Our neighbors in the village were a middle-aged couple and the man's elderly mother.
One summer
Sunday, the wife and mother came to us to ask if I could give them a ride to Tammisaari,
a small town, maybe 50 km from us.
My husband
stayed home with the other children, and I took our three-week-old baby with me
because I was still breastfeeding him.
In the car,
our neighbor told us the reason for our trip. The previous Thursday, another
neighbor of ours, a petty criminal, had told them that he needed to borrow their
car to get to the district court. Our neighbors had lent him the car with the
understanding that it would be returned immediately after the court hearing on
Friday.
However,
the car was not there, and the borrower did not answer messages or calls.
On Sunday
morning, there had been a call from the Tammisaari police. The police had
arrested a man who had broken into a summer cottage and now they had a car full
of household electronics. Our neighbor assured the police that their only possession
in the car was a small bottle of window washer fluid in the trunk. So, no
stereo, TV, etc. Apparently, the petty criminal was an ecologically conscious
person and decided to use the car for other necessary purposes, such as
breaking into a cottage, and saving gas by not returning the car to its owner.
The police
said that the car could be picked up the same day. So, we were on our way to
Tammisaari to pick up the car.
We pulled
into the police station parking lot and I waited with the baby while the women
went in to pick up their car.
A moment
later they came out, confused, holding the car key, which was not theirs. The confusion
only increased when, according to their instructions, we were supposed to find
the car in a parking lot near the marina.
We drove
towards the seashore and checked various parking lots. We didn't see their car.

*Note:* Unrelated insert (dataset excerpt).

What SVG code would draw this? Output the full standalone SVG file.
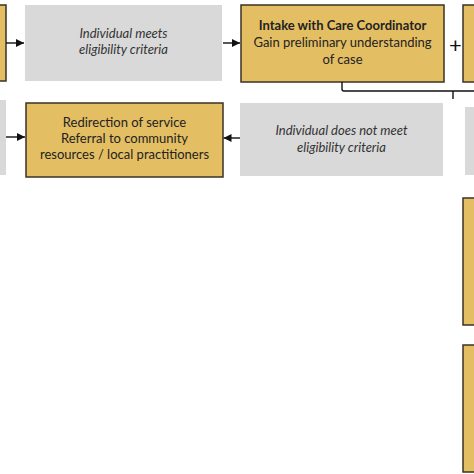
<svg xmlns="http://www.w3.org/2000/svg" width="474" height="474" viewBox="0 0 474 474">
<style>
.y{fill:#E4BE62;stroke:#3a3224;stroke-width:1.5}
.g{fill:#D9D9D9;stroke:none}
.t{font-family:Lato,"Open Sans",sans-serif;font-size:13px;fill:#222;text-anchor:middle}
.i{font-style:italic;fill:#333}
.b{font-weight:bold}
.c{stroke:#111;stroke-width:1.4;fill:none}
</style>
<defs>
<marker id="ah" viewBox="0 0 10 10" refX="10" refY="5" markerWidth="8" markerHeight="8" markerUnits="userSpaceOnUse" orient="auto">
<path d="M0,0 L10,5 L0,10 z" fill="#111"/>
</marker>
</defs>
<rect width="474" height="474" fill="#fff"/>
<g id="node-left-top"><rect class="y" x="-10" y="5" width="16" height="76"/></g>
<g id="node-left-bottom"><rect class="g" x="-10" y="100" width="16" height="75"/></g>
<g id="node-meets">
<rect class="g" x="25" y="5" width="197" height="76"/>
<text class="t i" x="123.5" y="38">Individual meets</text>
<text class="t i" x="123.5" y="54">eligibility criteria</text>
</g>
<g id="node-intake">
<rect class="y" x="241" y="5" width="203" height="77"/>
<text class="t b" x="342.5" y="30">Intake with Care Coordinator</text>
<text class="t" x="342.5" y="47">Gain preliminary understanding</text>
<text class="t" x="342.5" y="64">of case</text>
</g>
<g id="node-redirect">
<rect class="y" x="26" y="103" width="197" height="74"/>
<text class="t" x="124.5" y="127">Redirection of service</text>
<text class="t" x="124.5" y="143">Referral to community</text>
<text class="t" x="124.5" y="159">resources / local practitioners</text>
</g>
<g id="node-not-meet">
<rect class="g" x="240" y="103" width="203" height="73"/>
<text class="t i" x="341.5" y="135">Individual does not meet</text>
<text class="t i" x="341.5" y="152">eligibility criteria</text>
</g>
<g id="node-right-top"><rect class="y" x="463" y="5" width="20" height="77"/></g>
<g id="node-right-gray"><rect class="g" x="465" y="107" width="20" height="68"/></g>
<g id="node-right-mid"><rect class="y" x="463" y="198" width="20" height="127"/></g>
<g id="node-right-bottom"><rect class="y" x="463" y="345" width="20" height="127"/></g>
<g id="plus"><text x="455.5" y="53" style="font-family:Lato,sans-serif;font-size:22px;fill:#111;text-anchor:middle">+</text></g>
<g id="connectors">
<line class="c" x1="6" y1="43" x2="24" y2="43" marker-end="url(#ah)"/>
<line class="c" x1="223" y1="43" x2="240" y2="43" marker-end="url(#ah)"/>
<line class="c" x1="6" y1="137" x2="25" y2="137" marker-end="url(#ah)"/>
<line class="c" x1="240" y1="138" x2="223.5" y2="138" marker-end="url(#ah)"/>
<path class="c" d="M342,82 V89 Q342,91 344,91 H476"/>
<line class="c" x1="453" y1="91" x2="453" y2="99"/>
</g>
</svg>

There was no other way than to return to the police station to get more
detailed instructions.
I stayed in
the car with the baby again and waited. Soon the women returned in a hurry. Now
suddenly the baby in the car, a policeman would come to guide us to the car. Suddenly,
I saw a police car speeding out of the police station yard into traffic. We
barely managed to catch up.
We sped through
Tammisaari following the police car all the way to the guest marina. The
parking lot was large, and the police car parked in the only free space. The
women went out to look for the car with the police.
We failed
again: their car was nowhere to be found. So back to the police station. I
wondered aloud to the neighbors how a car full of stolen goods could have been
left in one of the city parking lots and not at the police station.
I waited in
the car while the women went into the police station.
After a
while the women returned and told me that the car was indeed in the police
locked yard. Now they were waiting for the car to be emptied, because the
belongings were the loot of a cottage burglary.
I waited
until they were sure they would get a car that was definitely theirs and that
they would have a key with which they could definitely start it.
On the way
home, the whole adventure made me laugh, it was straight out of a sketch show. You
know, the kind where they ask which one of the two police officers in the
patrol car could read and which one could write.